Copyright and Intellectual Property
Public doesn’t mean “free to use for any purpose.” Photos, articles, source code, and reports found online are almost always protected by copyright. You can use this information for analysis and intelligence, but republishing it, using it in a commercial product, or claiming it as your own is a clear infringement. Always treat public data as “view only” unless you have explicit permission to do otherwise.
“Hacking” vs. “Creative” Information Gathering
The OSINT framework encourages creative thinking, but it does not endorse hacking. The defining line is access control. If you have to guess a password, exploit a vulnerability, or circumvent a security measure to get information, you have crossed the line from OSINT into illegal computer intrusion. This includes things like accessing “private” social media profiles through social engineering or using leaked credentials found on the dark web. If a door is locked, OSINT means looking for a public window, not picking the lock.
A Practical Framework for Legal OSINT: My 4-Step Checklist
Over the years, I’ve developed a simple checklist to keep my team’s OSINT projects on the right side of the law. It’s less about legal jargon and more about a repeatable, defensible process. This framework forces you to think before you collect.
- Step 1: Define Your Scope and Intent (The “Why” Test). Before you open a single browser tab, write down exactly what question you are trying to answer and why. Is this for defensive cybersecurity? Market research? A journalistic investigation? Your intent is legally significant. A journalist has more leeway under free speech protections than a corporate investigator does. A documented, legitimate purpose is your first line of defense.

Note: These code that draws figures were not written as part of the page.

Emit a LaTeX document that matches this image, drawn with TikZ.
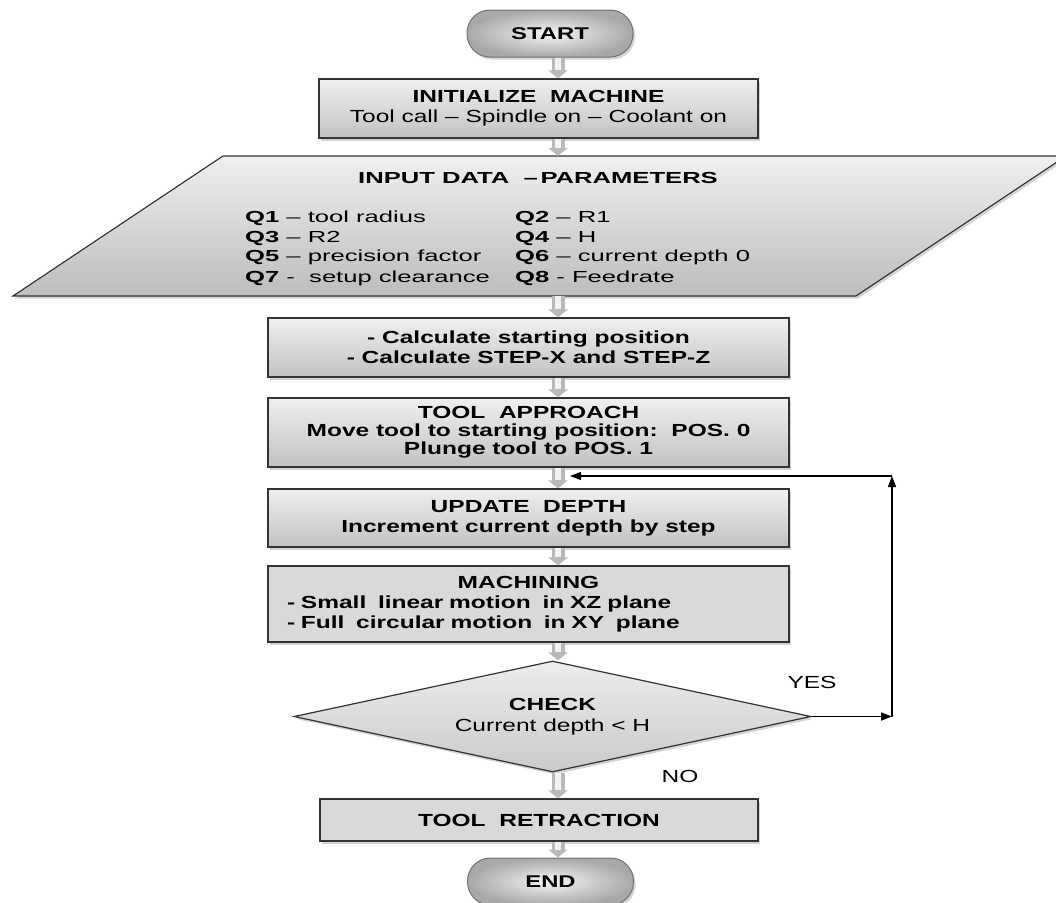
\documentclass[tikz,border=0pt]{standalone}
\usepackage{fontspec}
\setmainfont{Liberation Sans}[FakeStretch=1.4]
\newfontfamily\parfont{Liberation Sans}[FakeStretch=1.6]
\usetikzlibrary{arrows.meta,shapes.geometric,shadows}

\tikzset{
    shadowed/.style={drop shadow={shadow xshift=2pt,shadow yshift=-2.5pt,opacity=0.35}},
    procbox/.style={draw=black!80, line width=1.2pt, top color=gray!12, bottom color=gray!48,
        inner sep=0pt, minimum width=521pt, align=center, shadowed,
        font=\fontsize{17.5}{20}\selectfont\bfseries},
    flatbox/.style={procbox, top color=gray!30, bottom color=gray!30},
    terminal/.style={draw=black!55, line width=1pt, rounded corners=23pt, minimum width=166pt,
        minimum height=47pt, shading=radial, inner color=gray!8, outer color=gray!68, shadowed,
        font=\fontsize{17}{20}\selectfont\bfseries},
    decision/.style={diamond, draw=black!80, line width=1.2pt, aspect=4.66, inner sep=0pt,
        minimum width=517pt, minimum height=111pt, top color=gray!14, bottom color=gray!42,
        align=center, shadowed, font=\fontsize{17.5}{21}\selectfont\bfseries},
    partext/.style={font=\fontsize{16}{19}\parfont, inner sep=0pt},
    flowouter/.style={line width=13pt, draw=gray!55, -{Triangle[length=8pt,width=19pt]}},
    flowinner/.style={line width=6pt, draw=gray!10, shorten >=8pt},
    looparrow/.style={draw=black, line width=1.3pt, -{Triangle[length=11pt,width=8pt]}},
    answer/.style={font=\fontsize{17.5}{20}\selectfont, inner sep=0pt}
}
\newcommand{\flowarrow}[2]{%
    \draw[flowouter] (#1) -- (#2);
    \draw[flowinner] (#1) -- (#2);}

\begin{document}
\begin{tikzpicture}[x=1pt,y=-1pt]
    \useasboundingbox (0,0) rectangle (1056,902);

    % column of the block arrows
    \coordinate (ax) at (558,0);

    \node[terminal] (start) at (550,33.5) {START};
    \node[procbox, minimum width=439pt, minimum height=59pt] (init) at (538.5,108.5)
        {INITIALIZE\ \ MACHINE\\ \mdseries Tool call – Spindle on – Coolant on};

    % input data
    \path[draw=black!80, line width=1.2pt, top color=gray!12, bottom color=gray!52, shadowed]
        (13,296) -- (223,156) -- (1066,156) -- (856,296) -- cycle;
    \coordinate (intop) at (558,156);
    \coordinate (inbot) at (558,296);
    \node[partext, font=\fontsize{16}{19}\parfont\bfseries] (intitle) at (538,178)
        {INPUT DATA\ \ –\,PARAMETERS};
    \foreach \qa/\qb/\yy in {{\textbf{Q1} – tool radius}/{\textbf{Q2} – R1}/222,
        {\textbf{Q3} – R2}/{\textbf{Q4} – H}/242,
        {\textbf{Q5} – precision factor}/{\textbf{Q6} – current depth 0}/261,
        {\textbf{Q7} -\ \ setup clearance}/{\textbf{Q8} - Feedrate}/282}{
        \node[partext, anchor=base west] (qa\yy) at (245,\yy) {\qa};
        \node[partext, anchor=base west] (qb\yy) at (515,\yy) {\qb};
    }

    \node[procbox, minimum height=59pt] (calc) at (528.5,347.5)
        {- Calculate starting position\\ - Calculate STEP-X and STEP-Z};
    \node[procbox, minimum height=69pt, font=\fontsize{17.5}{18}\selectfont\bfseries] (approach) at (528.5,432.5)
        {TOOL\ \ APPROACH\\ Move tool to starting position:\ \ POS. 0\\ Plunge tool to POS. 1};
    \node[procbox, minimum height=58pt] (update) at (528.5,518)
        {UPDATE\ \ DEPTH\\ Increment current depth by step};
    \node[flatbox, minimum height=76pt, text width=483pt, align=left] (machining) at (528.5,604)
        {\makebox[\hsize][c]{MACHINING}\\ - Small\ \ linear motion\ \ in XZ plane\\ - Full\ \ circular motion\ \ in XY\ \ plane};
    \node[decision] (check) at (552.5,716.5) {CHECK\\ \mdseries Current depth < H};
    \node[flatbox, minimum width=438pt, minimum height=42pt] (retract) at (539,820)
        {TOOL\ \ RETRACTION};
    \node[terminal] (end) at (550.5,881.5) {END};

    % main flow
    \flowarrow{start.south -| ax}{init.north -| ax}
    \flowarrow{init.south -| ax}{intop}
    \flowarrow{inbot}{calc.north -| ax}
    \flowarrow{calc.south -| ax}{approach.north -| ax}
    \flowarrow{approach.south -| ax}{update.north -| ax}
    \flowarrow{update.south -| ax}{machining.north -| ax}
    \flowarrow{machining.south -| ax}{check.north -| ax}
    \flowarrow{check.south -| ax}{retract.north -| ax}
    \flowarrow{retract.south -| ax}{end.north -| ax}

    % loop back
    \coordinate (loopR) at (892,476);
    \coordinate (loopin) at (570,476);
    \draw[looparrow] (check.east) -- (check.east -| loopR);
    \draw[looparrow] (check.east -| loopR) -- (loopR);
    \draw[looparrow] (loopR) -- (loopin);

    \node[answer] (yes) at (812,682) {YES};
    \node[answer] (no) at (680,776) {NO};
\end{tikzpicture}
\end{document}
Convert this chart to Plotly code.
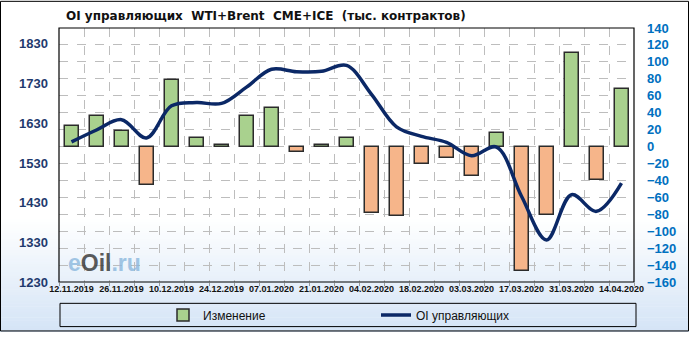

- Step 2: Vet Your Sources (Public vs. “Leaked”). Stick to information that was clearly intended for public consumption. This means official company websites, public social media accounts, press releases, and government portals. Be extremely cautious with data from forums or paste sites. If a source looks like a data breach or an unauthorized leak (e.g., a file containing thousands of user credentials), do not use it. Documenting the public nature of your sources is crucial.
- Step 3: Respect the Platform’s Rules (The ToS Litmus Test). Always check a website’s `robots.txt` file and its Terms of Service. The `robots.txt` file is a direct instruction to automated bots. Ignoring it is a clear signal of hostile intent. If the ToS forbids scraping, do not scrape. Instead, collect the data manually at a reasonable pace. This might be slower, but it’s infinitely safer.

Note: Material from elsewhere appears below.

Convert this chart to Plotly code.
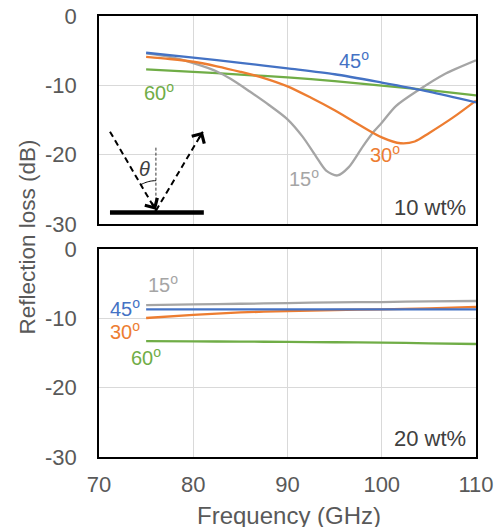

- Step 4: Document Everything Meticulously. This is the most important step. For every piece of data you collect, log the source URL, the date and time of access, and a screenshot of the information in its original context. This creates an audit trail that proves your data was gathered from a legitimate, public source at a specific time. If your findings are ever challenged, this documentation will be your best friend.

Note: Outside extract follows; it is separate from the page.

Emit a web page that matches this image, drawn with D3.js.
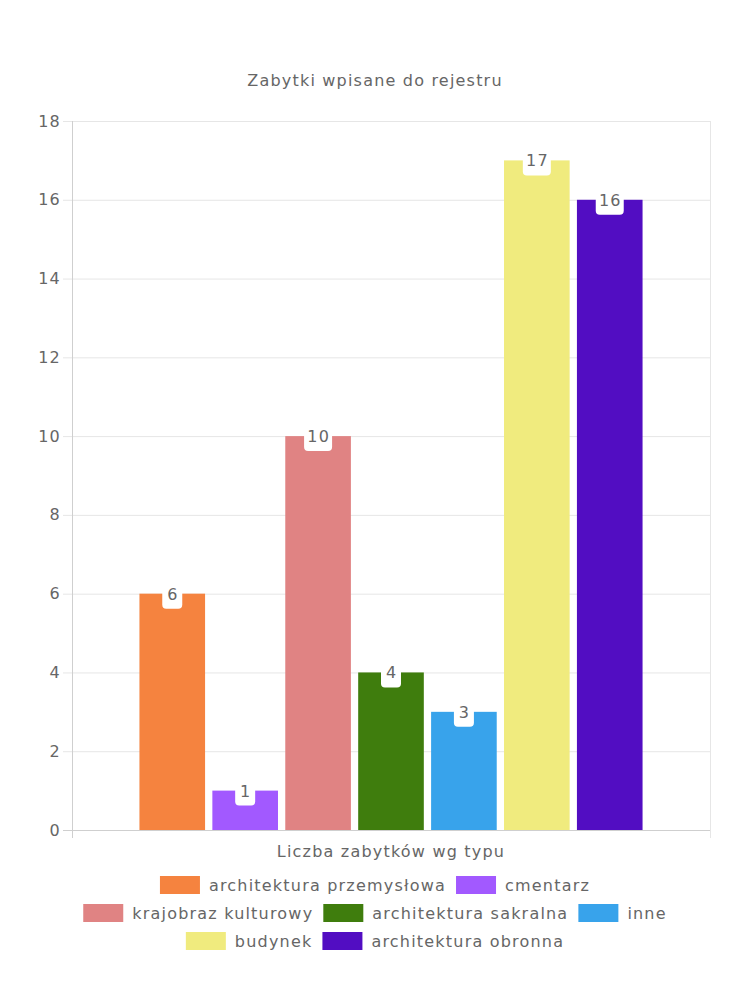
<!DOCTYPE html>
<html><head><meta charset="utf-8">
<script src="https://cdn.jsdelivr.net/npm/d3@7"></script>
<style>
html,body{margin:0;padding:0;background:#fff;}
svg{display:block;font-family:"DejaVu Sans",sans-serif;}
</style></head>
<body>
<svg id="chart" width="750" height="1000"></svg>
<script>
const title = "Zabytki wpisane do rejestru";
const category = "Liczba zabytków wg typu";
const seriesNames = ["architektura przemysłowa","cmentarz","krajobraz kulturowy","architektura sakralna","inne","budynek","architektura obronna"];
const seriesValues = [6,1,10,4,3,17,16];
const seriesColors = ["#F5833F","#A259FF","#E08383","#3F7D0D","#38A3EB","#F0EB7E","#520DC2"];
const yTicks = [0,2,4,6,8,10,12,14,16,18];

(function(){
const svg = d3.select("#chart");
const pL = 72, pR = 710, pT = 121, pB = 830;
const txt = "#666";
const fs = 16;
const ls = 1.2;

const y = d3.scaleLinear().domain([0,18]).range([pB, pT]);
const groupW = (pR-pL)*0.8;
const groupX = pL + (pR-pL-groupW)/2;
const x1 = d3.scaleBand().domain(seriesNames).range([groupX, groupX+groupW]).paddingInner(0.1).paddingOuter(0.05);

function T(sel){ return sel.attr("fill", txt).attr("font-size", fs).attr("letter-spacing", ls); }

T(svg.append("text").attr("x", 375).attr("y", 86).attr("text-anchor","middle")).text(title);

const g = svg.append("g");
g.selectAll("line.grid").data(yTicks).join("line")
  .attr("x1", pL-9).attr("x2", pR).attr("y1", d=>y(d)+0.5).attr("y2", d=>y(d)+0.5)
  .attr("stroke", d=> d===0 ? "#cfcfcf" : "#e6e6e6").attr("stroke-width",1);
[pL, pR].forEach((xx,i)=>{
  g.append("line").attr("x1", xx+0.5).attr("x2", xx+0.5).attr("y1", pT).attr("y2", pB+8)
   .attr("stroke", i===0 ? "#cfcfcf" : "#e6e6e6");
});
T(g.selectAll("text.yl").data(yTicks).join("text")
  .attr("x", 61).attr("y", d=>y(d)).attr("dy","0.35em").attr("text-anchor","end")).text(d=>d);

const bars = svg.append("g");
bars.selectAll("rect").data(seriesNames).join("rect")
  .attr("x", d=>x1(d)).attr("width", x1.bandwidth())
  .attr("y", (d,i)=>y(seriesValues[i])).attr("height", (d,i)=>pB - y(seriesValues[i]))
  .attr("fill", (d,i)=>seriesColors[i]);

const lab = svg.append("g");
seriesNames.forEach((d,i)=>{
  const cx = x1(d)+x1.bandwidth()/2;
  const ty = y(seriesValues[i]);
  const t = String(seriesValues[i]);
  const w = t.length>1 ? 28 : 20;
  lab.append("rect").attr("x", cx-w/2).attr("y", ty-10).attr("width", w).attr("height", 25)
    .attr("rx", 4).attr("fill", "#fff");
  T(lab.append("text").attr("x", cx+ls/2).attr("y", ty+6).attr("text-anchor","middle")).text(t);
});

T(svg.append("text").attr("x", (pL+pR)/2).attr("y", 857).attr("text-anchor","middle")).text(category);

const leg = svg.append("g");
const boxW = 40, boxH = 18, gapBT = 9, gapItem = 10, maxW = 640;
const tmp = T(leg.append("text"));
const items = seriesNames.map((n,i)=>{ tmp.text(n); return {n, i, w: boxW+gapBT+tmp.node().getComputedTextLength()}; });
tmp.remove();
const rows = [[]]; let cur = 0;
items.forEach(it=>{
  const add = (rows[rows.length-1].length ? gapItem : 0) + it.w;
  if (cur + add > maxW && rows[rows.length-1].length) { rows.push([]); cur = 0; }
  cur += (rows[rows.length-1].length ? gapItem : 0) + it.w;
  rows[rows.length-1].push(it);
});
rows.forEach((row, r)=>{
  const tw = d3.sum(row, d=>d.w) + gapItem*(row.length-1);
  let xx = 375 - tw/2;
  const cy = 885 + r*28;
  row.forEach(it=>{
    leg.append("rect").attr("x", xx).attr("y", cy-boxH/2).attr("width", boxW).attr("height", boxH)
      .attr("fill", seriesColors[it.i]);
    T(leg.append("text").attr("x", xx+boxW+gapBT).attr("y", cy).attr("dy","0.35em")).text(it.n);
    xx += it.w + gapItem;
  });
});
})();
</script>
</body></html>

Case Studies: OSINT in the Wild
Theory is one thing, but real-world examples make the legal lines much clearer. Let’s look at how these principles play out in practice.
| Scenario | Legal/Ethical OSINT | Illegal/Unethical Action |
|---|---|---|
| Investigating a Phishing Attack | Analyzing the public DNS records, WHOIS data, and SSL certificate of the malicious domain to identify the hosting provider. | Using stolen credentials from a dark web market to log into the attacker’s server to see who they are. |
| Competitor Market Research | Manually reviewing a competitor’s public LinkedIn profiles to map their sales team’s structure and recent hires. | Creating a fake profile to connect with employees to gain access to their non-public posts and connections. |
| Journalistic Investigation | Aggregating and analyzing publicly filed campaign finance reports to show a politician’s funding sources. | Scraping a social media site in violation of its ToS to build a database of all the politician’s followers. |
Secrets to Staying on the Right Side of the Law
Beyond the formal framework, here are some hard-won tips that have kept my projects out of trouble. These are the things you learn from experience, not just from reading textbooks.
- When in Doubt, Act Like a Human. Automated tools are efficient, but they leave digital fingerprints that scream “bot.” When you’re gathering data, set your tool’s speed to mimic human browsing patterns. Use residential proxies if necessary. The goal is to gather intelligence without setting off a website’s automated defense systems, which could be interpreted as hostile.
- Embrace Data Minimization. The legal principle of data minimization, central to GDPR, is a great ethical guide. Only collect the specific data you need to answer your question. Don’t just hoover up everything you can find on a person or company. This reduces your risk, shrinks your data storage footprint, and shows responsible intent.
- My Biggest Mistake: Assuming Public API = Free-for-All. Early in my career, I found a public API on a social media site that didn’t require authentication. I thought I’d hit the jackpot and wrote a script to pull massive amounts of data. I quickly received a cease-and-desist letter. I learned that even if an API is technically open, it’s still governed by the platform’s ToS. I had ignored the rate limits and usage policies, which constituted a breach. It was a wake-up call to always read the documentation.
- Know When to Call a Lawyer. As an OSINT practitioner, you are an investigator, not a legal expert. If your project involves sensitive PII, international data collection, or could be used in a legal proceeding, consult with a lawyer *before* you begin. A brief consultation can save you from a world of hurt down the road. It’s the best investment you can make.
Frequently Asked Questions
Is using the OSINT Framework legal in the US?
Yes, the act of collecting and analyzing publicly available information is fundamentally legal in the United States and is protected under the First Amendment. The illegality arises from the methods used, such as violating the CFAA, copyright laws, or specific privacy statutes.
Can I get in trouble for scraping a public website?
Yes. While not typically a criminal act, scraping a website against its Terms of Service is a breach of contract and can lead to civil action or being permanently blocked. If the scraping is aggressive enough to impair the website’s function, it could potentially trigger charges under the CFAA.
What’s the difference between OSINT and illegal spying?
The difference lies in access. OSINT uses publicly and legally accessible sources. Illegal spying involves gaining access to private or confidential information through unauthorized means, such as hacking, physical intrusion, social engineering, or surveillance.
Do I need a lawyer to perform OSINT research?
For casual or academic research, you typically do not. However, for corporate investigations, evidence gathering for legal cases, or large-scale data collection projects, consulting with an attorney who understands data privacy and cyber law is a highly recommended best practice.